Learning from mock interviews
“I think she ain’t getting the job.” That’s 11-year-old Tadgh’s immediate verdict on the mock interview he has just seen. “She doesn’t like to talk to people and she has no clue.”
He’s right. The “candidate”, Junior Achievement volunteer Ciara Egan from Avanade, an IT consultancy, hasn’t a hope. Not that the lead interviewer, her colleague Colin O’Brien, has performed any better.
The two volunteers have just role-played, in O’Brien’s words, “the extreme bad interview” for 22 fifth-class pupils at Scoil Treasa Naofa off Donore Avenue in Dublin 8. It’s the fourth of a five-week “Our World” programme they have come in to lead, while class teacher Edwin Kelly can take a step back and just observe for a change.
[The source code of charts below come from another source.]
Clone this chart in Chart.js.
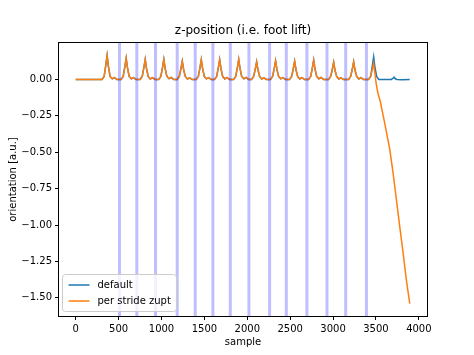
<!DOCTYPE html>
<html lang="en">
<head>
    <meta charset="UTF-8">
    <title>z-position (i.e. foot lift)</title>
    <script src="https://cdn.jsdelivr.net/npm/chart.js"></script>
    <style>
        html, body { margin: 0; padding: 0; background: #fff; }
        canvas { display: block; }
    </style>
</head>
<body>
    <canvas id="zChart" width="474" height="355"></canvas>

    <script>
        // samples shared by both runs (they overlap up to the last stride)
        const commonSample = [
            0, 306, 331, 351, 366, 381, 401, 426, 451, 481,
            528, 553, 573, 588, 603, 623, 648, 673, 703,
            750, 775, 795, 810, 825, 845, 870, 895, 925,
            967, 992, 1012, 1027, 1042, 1062, 1087, 1112, 1142,
            1182, 1207, 1227, 1242, 1257, 1277, 1302, 1327, 1357,
            1404, 1429, 1449, 1464, 1479, 1499, 1524, 1549, 1579,
            1618, 1643, 1663, 1678, 1693, 1713, 1738, 1763, 1793,
            1840, 1865, 1885, 1900, 1915, 1935, 1960, 1985, 2015,
            2049, 2074, 2094, 2109, 2124, 2144, 2169, 2194, 2224,
            2270, 2295, 2315, 2330, 2345, 2365, 2390, 2415, 2445,
            2492, 2517, 2537, 2552, 2567, 2587, 2612, 2637, 2667,
            2714, 2739, 2759, 2774, 2789, 2809, 2834, 2859, 2889,
            2947, 2972, 2992, 3007, 3022, 3042, 3067, 3092, 3122,
            3180, 3205, 3225, 3240, 3255, 3275, 3300, 3325, 3355,
            3413
        ];
        const commonZ = [
            0, 0, 0.02, 0.10, 0.165, 0.09, 0.02, 0.004, 0.012, 0,
            0, 0.02, 0.088, 0.145, 0.08, 0.02, 0.004, 0.012, 0,
            0, 0.02, 0.083, 0.137, 0.075, 0.02, 0.003, 0.012, 0,
            0, 0.02, 0.083, 0.137, 0.075, 0.022, 0.005, 0.013, 0,
            0, 0.02, 0.076, 0.125, 0.07, 0.02, 0.003, 0.011, 0,
            0, 0.02, 0.082, 0.135, 0.074, 0.02, 0.004, 0.012, 0,
            0, 0.02, 0.082, 0.135, 0.074, 0.021, 0.003, 0.012, 0,
            0, 0.02, 0.083, 0.137, 0.075, 0.02, 0.004, 0.013, 0,
            0, 0.02, 0.073, 0.12, 0.066, 0.02, 0.003, 0.011, 0,
            0, 0.02, 0.077, 0.127, 0.07, 0.02, 0.004, 0.012, 0,
            0, 0.02, 0.076, 0.125, 0.069, 0.02, 0.003, 0.012, 0,
            0, 0.02, 0.081, 0.133, 0.073, 0.021, 0.004, 0.013, 0,
            0, 0.02, 0.071, 0.117, 0.064, 0.02, 0.003, 0.011, 0,
            0, 0.02, 0.073, 0.12, 0.066, 0.02, 0.003, 0.012, 0,
            0
        ];

        // last stride and what follows
        const defaultTailSample = [3438, 3458, 3473, 3488, 3508, 3533, 3600, 3680, 3700, 3712, 3726, 3745, 3800, 3894];
        const defaultTailZ = [0.02, 0.095, 0.155, 0.085, 0.02, 0.0, 0.0, 0.0, 0.008, 0.015, 0.004, 0.0, -0.002, 0.0];
        const zuptTailSample = [3438, 3458, 3473, 3488, 3505, 3525, 3550, 3602, 3661, 3699, 3739, 3777, 3816, 3855, 3894];
        const zuptTailZ = [0.02, 0.07, 0.108, 0.04, -0.04, -0.10, -0.15, -0.30, -0.48, -0.64, -0.83, -1.01, -1.19, -1.38, -1.54];

        // detected stride boundaries (vertical bands)
        const strideMarks = [510, 712, 930, 1183, 1393, 1599, 1802, 2019, 2260, 2455, 2695, 2929, 3147, 3389];

        const xTicks = [0, 500, 1000, 1500, 2000, 2500, 3000, 3500, 4000];
        const yTicks = [0, -0.25, -0.5, -0.75, -1.0, -1.25, -1.5];

        const FONT = '"DejaVu Sans", sans-serif';

        function toPoints(xs, ys) {
            return xs.map((x, i) => ({x: x, y: ys[i]}));
        }

        const defaultData = toPoints(commonSample.concat(defaultTailSample), commonZ.concat(defaultTailZ));
        const zuptData = toPoints(commonSample.concat(zuptTailSample), commonZ.concat(zuptTailZ));

        // stride bands, title, axis labels, frame and legend in matplotlib style
        const decorations = {
            id: 'decorations',
            afterDatasetsDraw(chart) {
                const ctx = chart.ctx;
                const ca = chart.chartArea;
                const xs = chart.scales.x;

                ctx.save();
                ctx.beginPath();
                ctx.rect(ca.left, ca.top, ca.right - ca.left, ca.bottom - ca.top);
                ctx.clip();
                ctx.strokeStyle = 'rgba(0, 0, 255, 0.25)';
                ctx.lineWidth = 3;
                strideMarks.forEach(s => {
                    const px = xs.getPixelForValue(s);
                    ctx.beginPath();
                    ctx.moveTo(px, ca.top);
                    ctx.lineTo(px, ca.bottom);
                    ctx.stroke();
                });
                ctx.restore();

                ctx.save();
                ctx.strokeStyle = '#000';
                ctx.lineWidth = 1;
                ctx.strokeRect(Math.round(ca.left) - 0.5, Math.round(ca.top) - 0.5,
                    Math.round(ca.right - ca.left) + 1, Math.round(ca.bottom - ca.top) + 1);
                ctx.restore();
            },
            afterDraw(chart) {
                const ctx = chart.ctx;
                const ca = chart.chartArea;
                const midX = (ca.left + ca.right) / 2;
                const midY = (ca.top + ca.bottom) / 2;

                ctx.save();
                ctx.fillStyle = '#000';
                ctx.textAlign = 'center';
                ctx.textBaseline = 'middle';
                ctx.font = '12px ' + FONT;
                ctx.fillText('z-position (i.e. foot lift)', midX, 31);
                ctx.font = '10px ' + FONT;
                ctx.fillText('sample', midX, 342);
                ctx.translate(13, midY);
                ctx.rotate(-Math.PI / 2);
                ctx.fillText('orientation [a.u.]', 0, 0);
                ctx.restore();

                // legend box, lower left
                const bx = ca.left + 3.5, by = ca.bottom - 41.5, bw = 114, bh = 37, r = 3;
                ctx.save();
                ctx.beginPath();
                ctx.moveTo(bx + r, by);
                ctx.lineTo(bx + bw - r, by);
                ctx.quadraticCurveTo(bx + bw, by, bx + bw, by + r);
                ctx.lineTo(bx + bw, by + bh - r);
                ctx.quadraticCurveTo(bx + bw, by + bh, bx + bw - r, by + bh);
                ctx.lineTo(bx + r, by + bh);
                ctx.quadraticCurveTo(bx, by + bh, bx, by + bh - r);
                ctx.lineTo(bx, by + r);
                ctx.quadraticCurveTo(bx, by, bx + r, by);
                ctx.closePath();
                ctx.fillStyle = 'rgba(255, 255, 255, 0.8)';
                ctx.fill();
                ctx.strokeStyle = '#cccccc';
                ctx.lineWidth = 1;
                ctx.stroke();

                ctx.font = '10px ' + FONT;
                ctx.textAlign = 'left';
                ctx.textBaseline = 'middle';
                chart.data.datasets.forEach((ds, i) => {
                    const ly = by + 10.5 + i * 16;
                    ctx.strokeStyle = ds.borderColor;
                    ctx.lineWidth = 1.5;
                    ctx.beginPath();
                    ctx.moveTo(bx + 6, ly);
                    ctx.lineTo(bx + 27, ly);
                    ctx.stroke();
                    ctx.fillStyle = '#000';
                    ctx.fillText(ds.label, bx + 35, ly);
                });
                ctx.restore();
            }
        };

        const ctx = document.getElementById('zChart').getContext('2d');

        new Chart(ctx, {
            type: 'line',
            data: {
                datasets: [
                    {
                        label: 'default',
                        data: defaultData,
                        borderColor: '#1f77b4',
                        borderWidth: 1.5,
                        pointRadius: 0,
                        tension: 0,
                        fill: false,
                        order: 1
                    },
                    {
                        label: 'per stride zupt',
                        data: zuptData,
                        borderColor: '#ff7f0e',
                        borderWidth: 1.5,
                        pointRadius: 0,
                        tension: 0,
                        fill: false,
                        order: 0
                    }
                ]
            },
            options: {
                responsive: false,
                animation: false,
                devicePixelRatio: 1,
                layout: {
                    padding: {top: 43, right: 47, bottom: 0, left: 0}
                },
                scales: {
                    x: {
                        type: 'linear',
                        min: -195,
                        max: 4095,
                        afterBuildTicks: s => { s.ticks = xTicks.map(v => ({value: v})); },
                        afterFit: s => { s.height = 39; },
                        border: {display: false},
                        grid: {
                            drawOnChartArea: false,
                            drawTicks: true,
                            tickLength: 4,
                            color: '#000'
                        },
                        ticks: {
                            color: '#000',
                            font: {family: FONT, size: 10},
                            padding: 3,
                            maxRotation: 0,
                            autoSkip: false,
                            callback: v => String(v)
                        }
                    },
                    y: {
                        type: 'linear',
                        min: -1.625,
                        max: 0.25,
                        afterBuildTicks: s => { s.ticks = yTicks.map(v => ({value: v})); },
                        afterFit: s => { s.width = 59; },
                        border: {display: false},
                        grid: {
                            drawOnChartArea: false,
                            drawTicks: true,
                            tickLength: 4,
                            color: '#000'
                        },
                        ticks: {
                            color: '#000',
                            font: {family: FONT, size: 10},
                            padding: 3,
                            autoSkip: false,
                            callback: v => (v < 0 ? '\u2212' : '') + Math.abs(v).toFixed(2)
                        }
                    }
                },
                plugins: {
                    legend: {display: false},
                    title: {display: false},
                    tooltip: {enabled: false}
                }
            },
            plugins: [decorations]
        });
    </script>
</body>
</html>
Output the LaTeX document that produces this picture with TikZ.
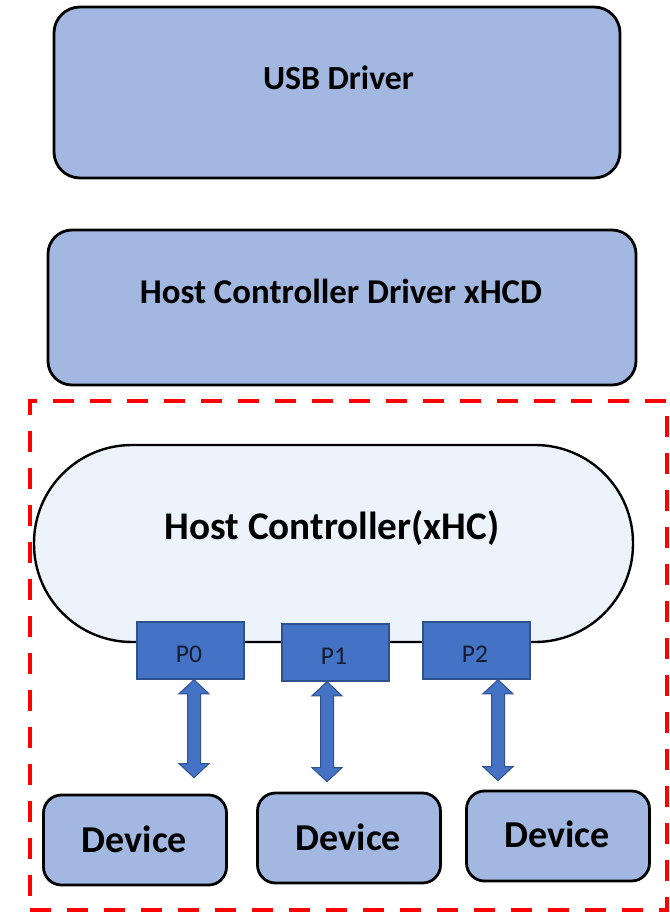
\documentclass[tikz,border=0pt]{standalone}
\usepackage{fontspec}
\setmainfont{Carlito}
\usetikzlibrary{calc}
\definecolor{boxfill}{RGB}{162,184,224}
\definecolor{hcfill}{RGB}{237,243,250}
\definecolor{portfill}{RGB}{68,114,196}
\definecolor{portline}{RGB}{47,82,143}
\definecolor{framered}{RGB}{255,0,0}
\definecolor{porttext}{RGB}{20,28,48}
\tikzset{
  layerbox/.style={draw=black, line width=2.8pt, fill=boxfill, rounded corners=26pt, inner sep=0pt},
  devbox/.style={draw=black, line width=2.8pt, fill=boxfill, rounded corners=18pt, inner sep=0pt, minimum width=183pt, minimum height=90pt},
  hcbox/.style={draw=black, line width=2.4pt, fill=hcfill, rounded corners=98pt, inner sep=0pt},
  portbox/.style={draw=portline, line width=1.5pt, fill=portfill, inner sep=0pt, minimum width=107pt, minimum height=57pt},
  framebox/.style={draw=framered, line width=3.5pt, dash pattern=on 21pt off 16pt, inner sep=0pt},
  bigtxt/.style={font=\bfseries\fontsize{33.8}{40}\selectfont, anchor=base, inner sep=0pt},
  hcdtxt/.style={font=\bfseries\fontsize{34.8}{41}\selectfont, anchor=base, inner sep=0pt},
  hctxt/.style={font=\bfseries\fontsize{39.2}{46}\selectfont, anchor=base, inner sep=0pt},
  devtxt/.style={font=\bfseries\fontsize{38}{45}\selectfont, anchor=base, inner sep=0pt},
  porttxt/.style={font=\fontsize{25.5}{30}\selectfont, text=porttext, anchor=base, inner sep=0pt},
  arrowst/.style={fill=portfill, draw=portline, line width=1pt, line join=miter}
}
\newcommand\biarrow[3]{%
  \filldraw[arrowst] let \p1=#1, \p2=#2 in
    (\x1,\y1) -- (\x1+15pt,\y1-14pt) -- (\x1+6.5pt,\y1-14pt) --
    (\x1+6.5pt,\y2+#3+14pt) -- (\x1+15pt,\y2+#3+14pt) -- (\x1,\y2+#3) --
    (\x1-15pt,\y2+#3+14pt) -- (\x1-6.5pt,\y2+#3+14pt) --
    (\x1-6.5pt,\y1-14pt) -- (\x1-15pt,\y1-14pt) -- cycle;}
\begin{document}
\begin{tikzpicture}[x=1pt,y=-1pt]
\useasboundingbox (0,0) rectangle (669,912);
% layers
\node[layerbox, minimum width=566pt, minimum height=171pt] (usb) at (337,92.5) {};
\node[bigtxt] (usbt) at (338.5,90) {USB Driver};
\node[layerbox, rounded corners=24pt, minimum width=588pt, minimum height=155pt] (hcd) at (342,307.5) {};
\node[hcdtxt] (hcdt) at (341,303) {Host Controller Driver xHCD};
% dashed frame
\node[framebox, minimum width=637pt, minimum height=509pt] (frame) at (348.5,655.5) {};
% host controller
\node[hcbox, minimum width=599pt, minimum height=197pt] (hc) at (333.5,543.5) {};
\node[hctxt] (hct) at (332,539) {Host Controller(xHC)};
% ports
\node[portbox] (p0) at (190.5,650.5) {};
\node[portbox] (p1) at (335.5,652.5) {};
\node[portbox] (p2) at (476.5,650.5) {};
\node[porttxt] (p0t) at (189,662) {P0};
\node[porttxt] (p1t) at (334,664) {P1};
\node[porttxt] (p2t) at (475,662) {P2};
% devices
\node[devbox] (d0) at (135,840) {};
\node[devbox] (d1) at (349,838) {};
\node[devbox] (d2) at (558,836) {};
\node[devtxt] (d0t) at (134.5,852) {Device};
\node[devtxt] (d1t) at (348.5,850) {Device};
\node[devtxt] (d2t) at (557,847) {Device};
% arrows
\biarrow{([xshift=3.5pt]p0.south)}{(d0.north)}{16pt}
\biarrow{([xshift=-8.5pt]p1.south)}{(d1.north)}{10pt}
\biarrow{([xshift=21.5pt]p2.south)}{(d2.north)}{9pt}
\end{tikzpicture}
\end{document}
After O’Brien has led a whole-class appraisal of what went wrong on both sides of the table at the interview, he looks for volunteers to repeat the exercise.
Co-interviewer and fifth-class pupil Zakariya has certainly taken on board the lesson about the importance of body language and he is all eye contact and leaning forward with great interest as he and Aisha quiz the aforementioned Tadgh on his suitability for the job.
This candidate’s keenness to ask questions is seen as a positive, until he gets to “how much will I be paid?” That sort of bluntness is not advisable, the children are told in the post-mortem.
Body language comes under scrutiny in the third mock interview too, when interviewee Alex is indignant after classmates suggest he didn’t seem bothered about getting the job. “I was interested,” he insists, sparking a conversation about why they thought otherwise.
O’Brien is a past pupil of this school, as was his father in the 1930s, which is a reason he was particularly keen to come back and do the JA programme here. He thinks the fact that he used to sit in the same classroom resonates with the children.
“The first thing I showed them was my Confirmation picture and my Communion picture when I was in my shorts and they got a great laugh out of it.”
It’s this sort of connection that Junior Achievement chief executive Helen Raftery describes as “the magic” that happens between volunteers and students during each mapped-out lesson. For instance, O’Brien is asked about a job interview he has done and he recalls how he nervously made a mess of his first one for a bank job. After he heard nothing for two weeks, he rang looking for feedback and chatted, in a much more relaxed fashion, with a person in human resources. It was bothering to make that phonecall which secured him the job.
At the end of the session, Kenzie (11), who wants to be a professional footballer or work for Microsoft, sums up for The Irish Times what he learned today about interviews: “I would dress well, be polite and I wouldn’t ask about money.”